## Task objective
Extract the lines from the first one in the records below through the line containing "const RED = '#ff0000'", keeping both ends and leaving out any pictures.

## Records for this exercise
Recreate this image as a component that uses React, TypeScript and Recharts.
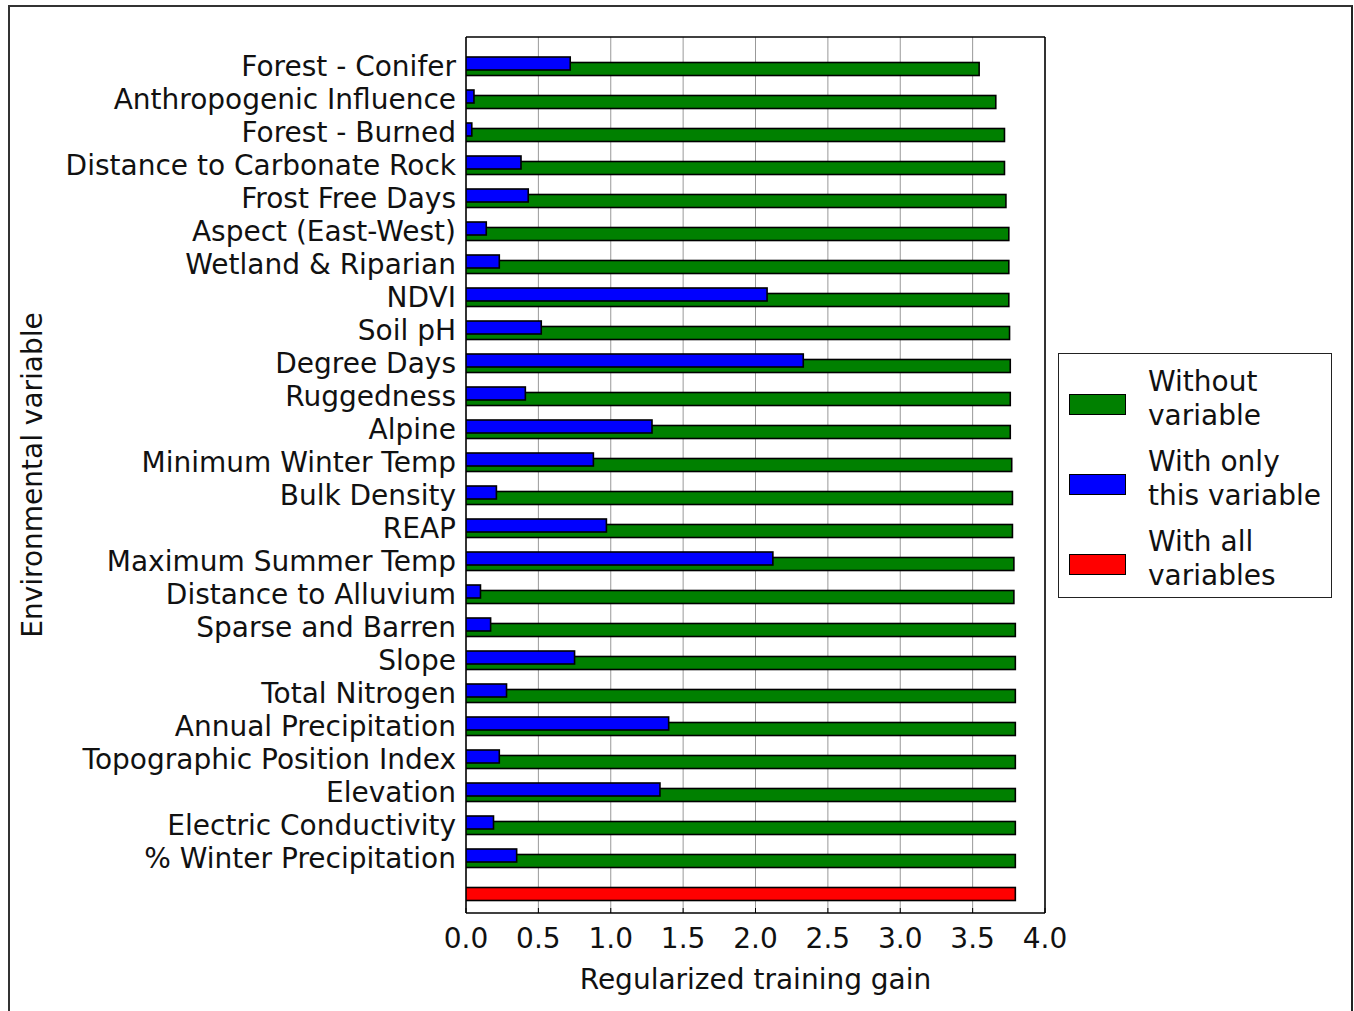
import { Bar, BarChart, CartesianGrid, Label, Legend, XAxis, YAxis } from 'recharts'

const FONT = '"DejaVu Sans", sans-serif'
const FS = 28
const GREEN = '#008000'
const BLUE = '#0000ff'
const RED = '#ff0000'

const variables = [
  'Forest - Conifer',
  'Anthropogenic Influence',
  'Forest - Burned',
  'Distance to Carbonate Rock',
  'Frost Free Days',
  'Aspect (East-West)',
  'Wetland & Riparian',
  'NDVI',
  'Soil pH',
  'Degree Days',
  'Ruggedness',
  'Alpine',
  'Minimum Winter Temp',
  'Bulk Density',
  'REAP',
  'Maximum Summer Temp',
  'Distance to Alluvium',
  'Sparse and Barren',
  'Slope',
  'Total Nitrogen',
  'Annual Precipitation',
  'Topographic Position Index',
  'Elevation',
  'Electric Conductivity',
  '% Winter Precipitation',
]

const withoutVariable = [
  3.545, 3.66, 3.72, 3.72, 3.73, 3.75, 3.75, 3.75, 3.755, 3.76, 3.76, 3.76, 3.77,
  3.775, 3.775, 3.785, 3.785, 3.795, 3.795, 3.795, 3.795, 3.795, 3.795, 3.795, 3.795,
]

const onlyVariable = [
  0.72, 0.055, 0.04, 0.38, 0.43, 0.14, 0.23, 2.08, 0.52, 2.33, 0.41, 1.285, 0.88,
  0.21, 0.97, 2.12, 0.1, 0.17, 0.75, 0.28, 1.4, 0.23, 1.34, 0.19, 0.35,
]

const allVariables = 3.795

const xTicks = [0, 0.5, 1, 1.5, 2, 2.5, 3, 3.5, 4]

const legendOrder = ['Without variable', 'With only this variable', 'With all variables']

const data = [
  ...variables.map((name, i) => ({
    name,
    without: withoutVariable[i],
    only: onlyVariable[i],
  })),
  { name: '', all: allVariables },
]

const yPadding = { top: 13, bottom: 5 }

// bars drawn with a small vertical shift so blue sits over green like the original
const shiftedBar = (dy: number, fill: string) => (props: any) => {
  const { x, y, width, height } = props
  if (!width || !isFinite(width) || !isFinite(y)) return <g />
  return (
    <rect
      x={x}
      y={y + dy}
      width={width}
      height={height}
      fill={fill}
      stroke="#000"
      strokeWidth={1.6}
    />
  )
}

function XTick(props: any) {
  const { x, y, payload } = props
  const base = y - 15
  return (
    <g>
      <line x1={x} x2={x} y1={base} y2={base - 5} stroke="#000" strokeWidth={1} />
      <text
        x={x}
        y={y}
        dy="0.71em"
        textAnchor="middle"
        fill="#111"
        fontSize={FS}
        fontFamily={FONT}
      >
        {Number(payload.value).toFixed(1)}
      </text>
    </g>
  )
}

function LegendBox({ payload }: any) {
  const items = [...(payload || [])].sort(
    (a: any, b: any) => legendOrder.indexOf(a.value) - legendOrder.indexOf(b.value),
  )
  return (
    <div
      style={{
        width: 274,
        height: 245,
        boxSizing: 'border-box',
        border: '1.5px solid #222',
        background: '#fff',
        padding: '5px 0 0 10px',
        fontFamily: FONT,
        fontSize: FS,
        color: '#111',
      }}
    >
      {items.map((item: any) => (
        <div key={item.value} style={{ display: 'flex', alignItems: 'center', height: 80 }}>
          <div
            style={{
              width: 57,
              height: 21,
              boxSizing: 'border-box',
              background: item.color,
              border: '1.5px solid #000',
              marginRight: 22,
              marginTop: 10,
              flexShrink: 0,
            }}
          />
          <div style={{ lineHeight: '34px', maxWidth: 182 }}>{item.value}</div>
        </div>
      ))}
    </div>
  )
}

export default function App() {
  return (
    <div
      style={{
        position: 'fixed',
        left: 0,
        top: 0,
        width: 1354,
        height: 1011,
        overflow: 'hidden',
        background: '#fff',
        fontFamily: FONT,
      }}
    >
      <div
        style={{
          position: 'absolute',
          left: 8,
          top: 5,
          width: 1345,
          height: 1020,
          boxSizing: 'border-box',
          borderTop: '2px solid #333',
          borderLeft: '2px solid #333',
          borderRight: '2px solid #222',
        }}
      />
      <div style={{ position: 'absolute', left: 10, top: 7 }}>
        <BarChart
          width={1335}
          height={1000}
          data={data}
          layout="vertical"
          margin={{ top: 30, right: 300, bottom: 0, left: 0 }}
          style={{ fontFamily: FONT }}
        >
          <CartesianGrid horizontal={false} stroke="#999" strokeWidth={1} />
          <CartesianGrid
            stroke="#000"
            strokeWidth={1.5}
            horizontalCoordinatesGenerator={({ offset }: any) => [offset.top, offset.top + offset.height]}
            verticalCoordinatesGenerator={({ offset }: any) => [offset.left, offset.left + offset.width]}
          />
          <XAxis
            type="number"
            domain={[0, 4]}
            ticks={xTicks}
            allowDataOverflow
            height={94}
            tickSize={6}
            tickMargin={9}
            tickLine={false}
            axisLine={false}
            tick={<XTick />}
          >
            <Label
              value="Regularized training gain"
              position="insideBottom"
              offset={18}
              style={{ fontSize: FS, fill: '#111', fontFamily: FONT }}
            />
          </XAxis>
          <YAxis
            type="category"
            dataKey="name"
            width={456}
            padding={yPadding}
            interval={0}
            tickLine={false}
            axisLine={false}
            tickSize={6}
            tickMargin={4}
            tick={{ fontSize: FS, fill: '#111', fontFamily: FONT }}
          >
            <Label
              value="Environmental variable"
              angle={-90}
              position="insideLeft"
              offset={22}
              style={{ fontSize: FS, fill: '#111', fontFamily: FONT, textAnchor: 'middle' }}
            />
          </YAxis>
          <YAxis yAxisId="b" type="category" dataKey="name" padding={yPadding} hide />
          <YAxis yAxisId="r" type="category" dataKey="name" padding={yPadding} hide />
          <Legend
            layout="horizontal"
            verticalAlign="middle"
            align="center"
            content={<LegendBox />}
            wrapperStyle={{ left: 1048, top: 346, width: 274, height: 245 }}
          />
          <Bar
            dataKey="without"
            name="Without variable"
            fill={GREEN}
            barSize={13}
            shape={shiftedBar(2.5, GREEN)}
            isAnimationActive={false}
          />
          <Bar
            dataKey="only"
            name="With only this variable"
            yAxisId="b"
            fill={BLUE}
            barSize={13}
            shape={shiftedBar(-3, BLUE)}
            isAnimationActive={false}
          />
          <Bar
            dataKey="all"
            name="With all variables"
            yAxisId="r"
            fill={RED}
            barSize={13}
            shape={shiftedBar(2.5, RED)}
            isAnimationActive={false}
          />
        </BarChart>
      </div>
    </div>
  )
}
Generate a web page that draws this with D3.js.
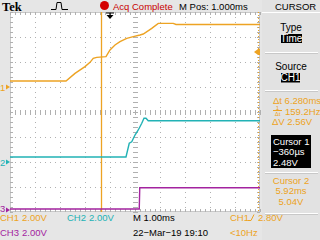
<!DOCTYPE html>
<html><head><meta charset="utf-8">
<script src="https://cdn.jsdelivr.net/npm/d3@7"></script>
<style>body{margin:0;background:#e6e6e6;overflow:hidden}svg{display:block}</style>
</head><body>
<svg id="c" width="320" height="240"></svg>
<script>
// ---- data (time in ms, values in volts) ----
const ch1Time  = [-4, -1.76, -1.4, -1.0, -0.8, -0.67, -0.53, -0.16, 0, 0.2, 0.4, 0.67, 0.93, 1.2, 1.33, 1.67, 1.93, 2.53, 2.64, 6];
const ch1Volts = [0.48, 0.48, 1.09, 1.63, 1.97, 2.3, 2.37, 2.43, 2.96, 3.36, 3.63, 3.89, 4.03, 4.16, 4.24, 4.69, 5.09, 5.09, 5.0, 5.0];
const ch2Time  = [-4, 0.64, 0.77, 0.87, 1.0, 1.13, 1.27, 1.36, 1.44, 1.53, 6];
const ch2Volts = [0.4, 0.4, 1.5, 1.62, 2.16, 2.56, 3.1, 3.5, 3.5, 3.3, 3.3];
const ch3Time  = [-4, 1.17, 1.19, 6];
const ch3Volts = [0.08, 0.08, 1.78, 1.78];
const cursorTimes = [-0.36, 5.92];
const triggerTime = 0;
const triggerLevel = 2.80;
const timeDivs = [-4, -3, -2, -1, 0, 1, 2, 3, 4, 5, 6];
const voltDivs = [-4, -3, -2, -1, 0, 1, 2, 3, 4];
const bottomRow1 = [["CH1", "2.00V"], ["CH2", "2.00V"]];
const bottomRow2 = [["CH3", "2.00V"]];
const panelLabels = ["Type", "Time", "Source", "CH1"];
const readouts = ["6.280ms", "159.2Hz", "2.56V"];
const cursor1Text = ["Cursor 1", "\u2212360\u00b5s", "2.48V"];
const cursor2Text = ["Cursor 2", "5.92ms", "5.04V"];

const C1 = "#eda323", C2 = "#22b2b5", C3 = "#a3239f", GRID = "#b0b0b0";
const FONT = "'Liberation Sans', Arial, sans-serif";
const svg = d3.select("#c");

const x = d3.scaleLinear().domain([-4, 6]).range([10, 260]);
const yDiv = d3.scaleLinear().domain([-4, 4]).range([212, 12]);
const vPerDiv = 2;
const channels = [
  {t: ch1Time, v: ch1Volts, off: 1, color: C1, label: "1"},
  {t: ch2Time, v: ch2Volts, off: -2, color: C2, label: "2"},
  {t: ch3Time, v: ch3Volts, off: -3.92, color: C3, label: "3"}
];
const yOf = (ch, v) => yDiv(ch.off + v / vPerDiv);

// graticule background
svg.append("rect").attr("x", x(-4)).attr("y", yDiv(4)).attr("width", x(6) - x(-4)).attr("height", yDiv(-4) - yDiv(4)).attr("fill", "#ffffff");
svg.append("rect").attr("x", 262).attr("y", 0).attr("width", 58).attr("height", 240).attr("fill", "#e2e2e2");

const g = svg.append("g");
// dotted grid
g.selectAll(".vg").data(timeDivs.slice(1, -1)).enter().append("line")
  .attr("x1", d => x(d) + 0.5).attr("x2", d => x(d) + 0.5).attr("y1", yDiv(4)).attr("y2", yDiv(-4))
  .attr("stroke", GRID).attr("stroke-dasharray", "1,4");
g.selectAll(".hg").data(voltDivs.slice(1, -1)).enter().append("line")
  .attr("y1", d => yDiv(d) + 0.5).attr("y2", d => yDiv(d) + 0.5).attr("x1", x(-4)).attr("x2", x(6))
  .attr("stroke", GRID).attr("stroke-dasharray", "1,4");
// frame
g.append("rect").attr("x", x(-4) + 0.5).attr("y", yDiv(4) + 0.5).attr("width", x(6) - x(-4) - 1).attr("height", yDiv(-4) - yDiv(4) - 1)
  .attr("fill", "none").attr("stroke", "#c8c8c8");
// minor ticks
const minorT = d3.range(-4, 6.001, 0.2);
const minorV = d3.range(-4, 4.001, 0.2);
minorT.forEach(t => {
  const px = Math.round(x(t)) + 0.5;
  [[yDiv(4), yDiv(4) + 3], [yDiv(-4) - 3, yDiv(-4)], [yDiv(0) - 2, yDiv(0) + 3]].forEach(([a, b]) =>
    g.append("line").attr("x1", px).attr("x2", px).attr("y1", a).attr("y2", b).attr("stroke", GRID));
});
minorV.forEach(v => {
  const py = Math.round(yDiv(v)) + 0.5;
  [[x(-4), x(-4) + 3], [x(6) - 3, x(6)], [x(1) - 2, x(1) + 3]].forEach(([a, b]) =>
    g.append("line").attr("y1", py).attr("y2", py).attr("x1", a).attr("x2", b).attr("stroke", GRID));
});

// cursors
svg.append("line").attr("x1", x(cursorTimes[0]) + 0.5).attr("x2", x(cursorTimes[0]) + 0.5).attr("y1", 12).attr("y2", 212).attr("stroke", C1).attr("stroke-width", 1.3);
svg.append("line").attr("x1", x(cursorTimes[1]) + 0.5).attr("x2", x(cursorTimes[1]) + 0.5).attr("y1", 12).attr("y2", 212).attr("stroke", C1).attr("stroke-dasharray", "1,2");

// waveforms
channels.forEach(ch => {
  const pts = ch.t.map((t, i) => [x(t), yOf(ch, ch.v[i])]);
  svg.append("path").attr("d", d3.line()(pts)).attr("fill", "none").attr("stroke", ch.color).attr("stroke-width", 1.4);
  const gy = yOf(ch, 0);
  svg.append("text").attr("x", 0).attr("y", Math.min(gy + 3.5, 211.5)).attr("fill", ch.color).attr("font-family", FONT).attr("font-size", 9.5).text(ch.label);
  svg.append("path").attr("d", `M6,${gy - 2.5}L10,${gy}L6,${gy + 2.5}Z`).attr("fill", ch.color);
});

// trigger markers
const tx = x(triggerTime);
svg.append("path").attr("d", `M${tx - 4},13H${tx + 4}M${tx},13V16`).attr("stroke", "#000").attr("stroke-width", 1.2);
svg.append("path").attr("d", `M${tx - 3.5},15L${tx + 3.5},15L${tx},19Z`).attr("fill", "#000");
const ty = yOf(channels[0], triggerLevel);
svg.append("path").attr("d", `M254,${ty}L258,${ty - 3}H260V${ty + 3}H258Z`).attr("fill", C1);

// top bar
svg.append("text").attr("x", 2).attr("y", 10.5).attr("font-family", "'Liberation Serif', serif").attr("font-weight", "bold").attr("font-size", 12.5).text("Tek");
svg.append("path").attr("d", "M51,9.5H56L57,2.5H61L62,9.5H68").attr("fill", "none").attr("stroke", "#000").attr("stroke-width", 1);
svg.append("circle").attr("cx", 104.5).attr("cy", 5.5).attr("r", 4.5).attr("fill", "#d40000");
const txt = (xx, yy, s, color, anchor, size) => svg.append("text").attr("x", xx).attr("y", yy)
  .attr("fill", color || "#000").attr("text-anchor", anchor || "start").attr("font-family", FONT).attr("font-size", size || 9.5).text(s);
txt(113, 9.5, "Acq Complete", "#c80000");
txt(179, 9.5, "M Pos: 1.000ms");
txt(275, 9.5, "CURSOR");

// bottom
bottomRow1.forEach((d, i) => {
  const c = i === 0 ? C1 : C2, bx = i === 0 ? 0 : 67;
  txt(bx, 221, d[0], c); txt(bx + 22, 221, d[1], c);
});
bottomRow2.forEach(d => { txt(0, 236, d[0], C3); txt(22, 236, d[1], C3); });
txt(133, 221, "M 1.00ms");
txt(133, 236, "22\u2212Mar\u221219 19:10");
txt(230, 221, "CH1", C1);
svg.append("path").attr("d", "M248,220.5H251L254,214.5").attr("fill", "none").attr("stroke", C1);
txt(258, 221, "2.80V", C1);
txt(230, 236, "<10Hz", C1);

// right panel
[52, 90, 172, 213].forEach(yy => {
  svg.append("line").attr("x1", 265).attr("x2", 318).attr("y1", yy + 0.5).attr("y2", yy + 0.5).attr("stroke", "#ffffff");
  svg.append("line").attr("x1", 265).attr("x2", 318).attr("y1", yy + 1.5).attr("y2", yy + 1.5).attr("stroke", "#c8c8c8");
});
svg.append("line").attr("x1", 262).attr("x2", 320).attr("y1", 12.5).attr("y2", 12.5).attr("stroke", "#ffffff");
txt(291, 30.5, panelLabels[0], "#000", "middle", 10);
svg.append("rect").attr("x", 281).attr("y", 34).attr("width", 21).attr("height", 9).attr("fill", "#000");
txt(291.5, 42, panelLabels[1], "#fff", "middle", 10);
txt(291, 70, panelLabels[2], "#000", "middle", 10);
svg.append("rect").attr("x", 281).attr("y", 73).attr("width", 19).attr("height", 9.5).attr("fill", "#000");
txt(290.5, 81, panelLabels[3], "#fff", "middle", 10);

txt(273, 103.5, "\u0394t " + readouts[0], C1);
txt(277.5, 109.5, "1", C1, "middle", 6);
svg.append("line").attr("x1", 273).attr("x2", 282).attr("y1", 110.5).attr("y2", 110.5).attr("stroke", C1);
txt(277.5, 115.5, "\u0394t", C1, "middle", 6);
txt(285, 114.5, readouts[1], C1);
txt(272, 125, "\u0394V " + readouts[2], C1);

svg.append("rect").attr("x", 271).attr("y", 135).attr("width", 40).attr("height", 33).attr("fill", "#000");
cursor1Text.forEach((s, i) => txt(273, 144.5 + i * 10.6, s, "#fff"));
cursor2Text.forEach((s, i) => txt(291, 183.5 + i * 10.7, s, C1, "middle"));
</script>
</body></html>
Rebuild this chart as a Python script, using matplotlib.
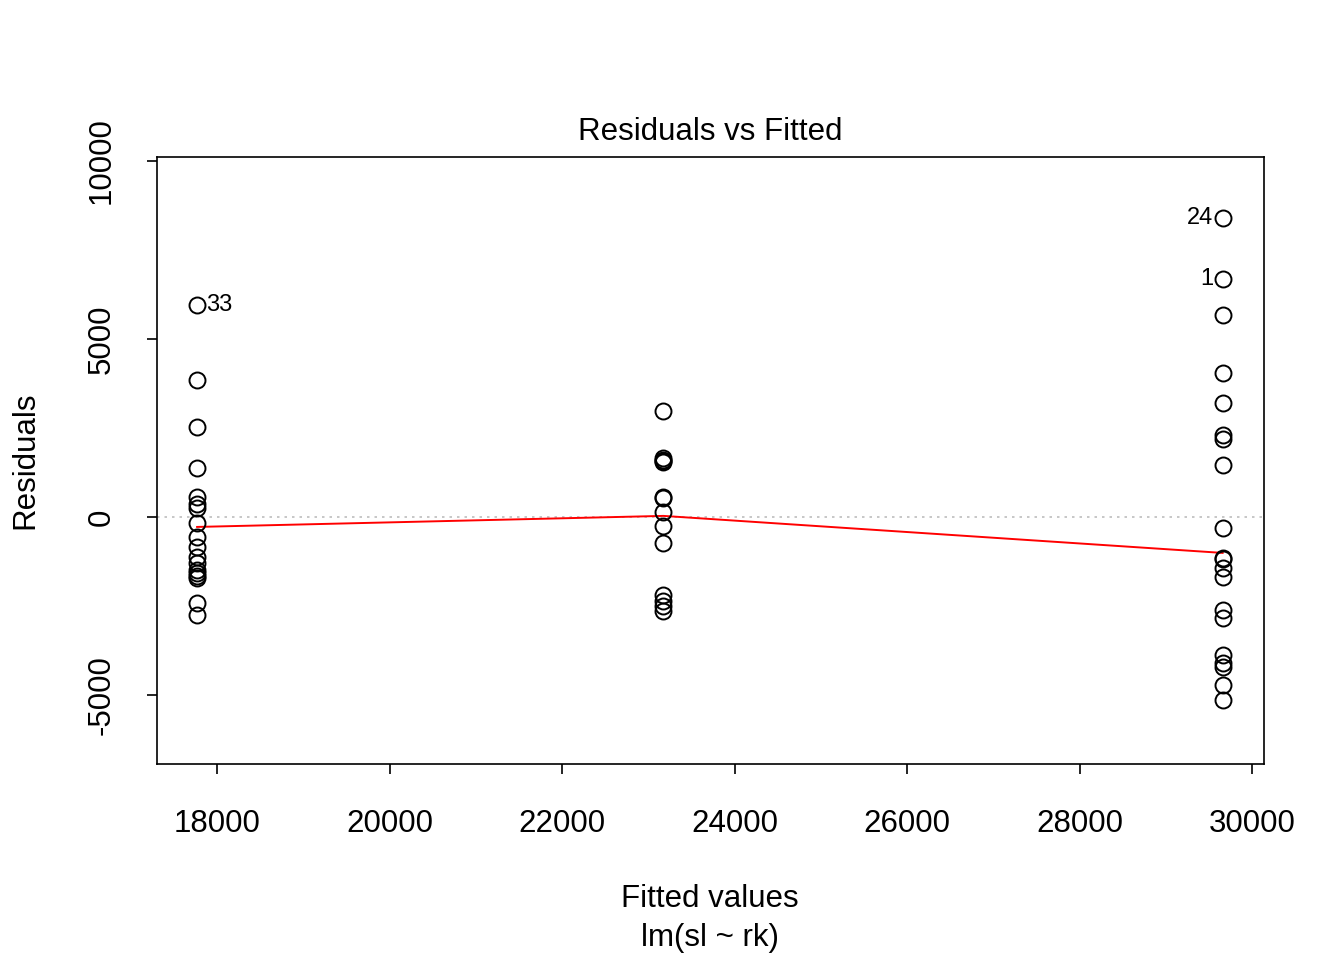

## Correct output
Recreate this image as a component that uses React, TypeScript and Recharts.
import { Bar, BarChart, CartesianGrid, Label, Legend, XAxis, YAxis } from 'recharts'

const FONT = '"DejaVu Sans", sans-serif'
const FS = 28
const GREEN = '#008000'
const BLUE = '#0000ff'
const RED = '#ff0000'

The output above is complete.